Gerakan dalam Tari Pho menampilkan kehidupan nelayan, mulai dari melaut, menarik jaring, hingga bersyukur atas hasil tangkapan.
Tarian ini mengandung pesan tentang pentingnya kerja keras, ketekunan, dan rasa syukur kepada Tuhan.
Kebanyakan tari tradisional Aceh mengandung nilai-nilai keislaman yang kuat. Hal ini dapat dilihat dari kostum yang menutup aurat, gerakan yang tidak vulgar, serta syair yang seringkali mengandung pujian kepada Tuhan, doa, dan pesan moral.

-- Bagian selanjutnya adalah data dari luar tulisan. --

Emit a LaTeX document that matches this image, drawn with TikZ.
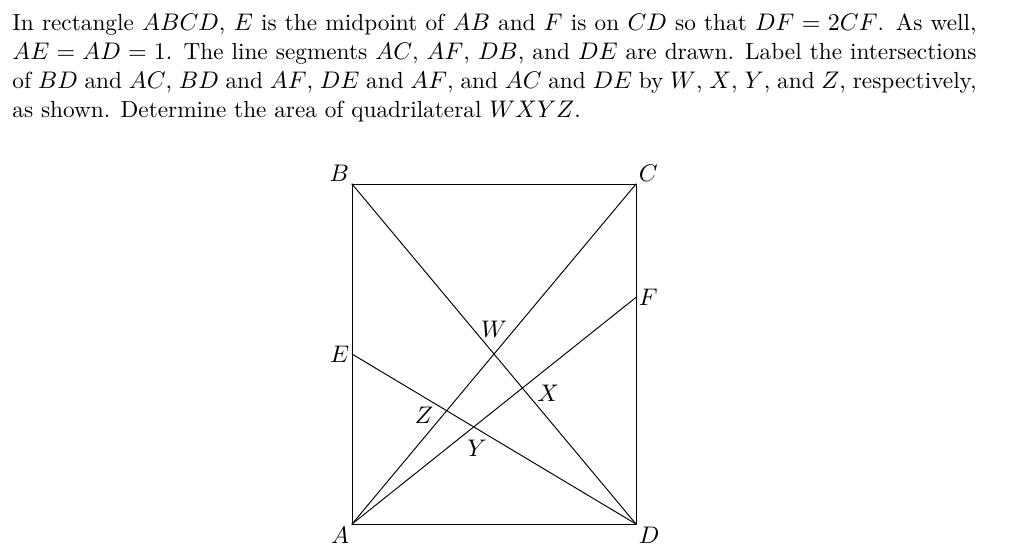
\documentclass[tikz,border=0pt]{standalone}
\usepackage{tkz-euclide}
\usetikzlibrary{calc}

\begin{document}
\begin{tikzpicture}
\tkzSetUpLine[line width=0.4pt,color=black]
\useasboundingbox (-5.155,-0.498) rectangle (9.914,7.674);

\node[anchor=north west,inner sep=0pt,text width=401.7pt,align=justify,
  font=\fontsize{9.7}{12.08}\selectfont] (problem) at (-4.979,7.48)
{In rectangle $ABCD$, $E$ is the midpoint of $AB$ and $F$ is on $CD$ so that $DF=2CF$. As well,\linebreak
$AE=AD=1$. The line segments $AC$, $AF$, $DB$, and $DE$ are drawn. Label the intersections\linebreak
of $BD$ and $AC$, $BD$ and $AF$, $DE$ and $AF$, and $AC$ and $DE$ by $W$, $X$, $Y$, and $Z$, respectively,\linebreak
as shown. Determine the area of quadrilateral $WXYZ$.};

\tkzDefPoints{0/0/A,0/4.979/B,4.159/4.979/C,4.159/0/D}
\tkzDefMidPoint(A,B) \tkzGetPoint{E}
\tkzDefBarycentricPoint(D=1,C=2) \tkzGetPoint{F}

\tkzInterLL(A,C)(B,D) \tkzGetPoint{W}
\tkzInterLL(B,D)(A,F) \tkzGetPoint{X}
\tkzInterLL(D,E)(A,F) \tkzGetPoint{Y}
\tkzInterLL(A,C)(D,E) \tkzGetPoint{Z}

\tkzDrawSegments(A,B B,C C,D D,A)
\tkzDrawSegments(A,C A,F D,B D,E)

\tkzLabelPoint[above left,inner sep=1pt](B){$B$}
\tkzLabelPoint[above right,inner sep=1pt](C){$C$}
\tkzLabelPoint[below left,inner sep=1pt](A){$A$}
\tkzLabelPoint[below right,inner sep=1pt](D){$D$}
\tkzLabelPoint[left,inner sep=1pt](E){$E$}
\tkzLabelPoint[right,inner sep=1pt](F){$F$}

\tkzLabelPoint[above=6.5pt,inner sep=0pt](W){$W$}
\tkzLabelPoint[right=6pt,yshift=-2pt,inner sep=0pt](X){$X$}
\tkzLabelPoint[below=5.5pt,xshift=1.4pt,inner sep=0pt](Y){$Y$}
\tkzLabelPoint[left=5.5pt,yshift=-2pt,inner sep=0pt](Z){$Z$}

\end{tikzpicture}
\end{document}
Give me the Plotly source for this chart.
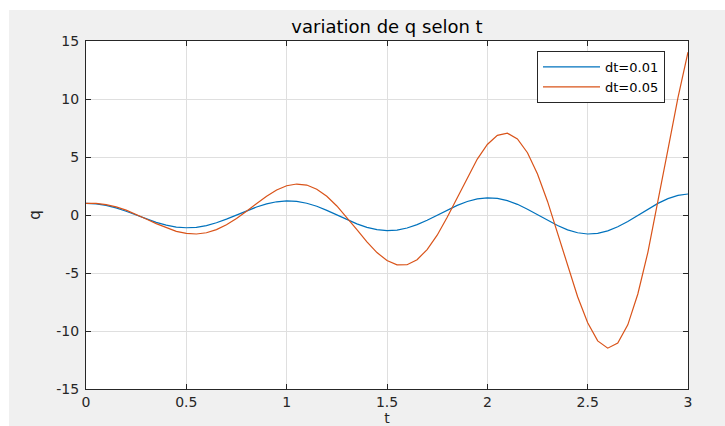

Banyak tarian Aceh ditarikan secara berkelompok, menggambarkan semangat gotong royong dan kekompakan. Ini menunjukkan bagaimana seni tari menjadi cerminan kehidupan sosial masyarakat yang menjunjung tinggi nilai kebersamaan.
Tarian seperti Saman dan Rateb Meuseukat juga berfungsi sebagai media pendidikan. Melalui syair dan gerakan, masyarakat terutama generasi muda diajarkan nilai-nilai seperti kejujuran, kesopanan, kerja keras, dan keimanan.
Berbagai upaya telah dilakukan oleh pemerintah daerah, komunitas seni, dan lembaga pendidikan untuk melestarikan tari tradisional Aceh.
Sekolah-sekolah memasukkan tarian daerah dalam kurikulum muatan lokal, sementara sanggar seni aktif mengadakan pelatihan dan pertunjukan.
Festival budaya daerah maupun nasional juga menjadi sarana penting dalam memperkenalkan tarian-tarian ini kepada khalayak luas, termasuk wisatawan mancanegara.
Meskipun begitu, pelestarian tari tradisional Aceh menghadapi tantangan serius, terutama dari pengaruh budaya global yang menyebabkan generasi muda kurang tertarik pada warisan budaya lokal.
Keterbatasan dana, dokumentasi yang minim, serta regenerasi penari yang tidak seimbang juga menjadi isu yang perlu mendapat perhatian.
Tari tradisional Aceh adalah warisan budaya yang tidak hanya indah secara artistik, tetapi juga kaya akan nilai-nilai sejarah, sosial, dan religius.
Keberadaannya mencerminkan identitas masyarakat Aceh yang religius, tangguh, dan menjunjung tinggi adat istiadat.
Melestarikan tari tradisional bukan hanya tugas pemerintah atau seniman, melainkan tanggung jawab bersama untuk menjaga jati diri bangsa. Melalui pemahaman dan penghargaan terhadap tari-tari ini, generasi masa kini dan mendatang dapat terus merasakan kekuatan budaya yang hidup dalam gerak dan irama.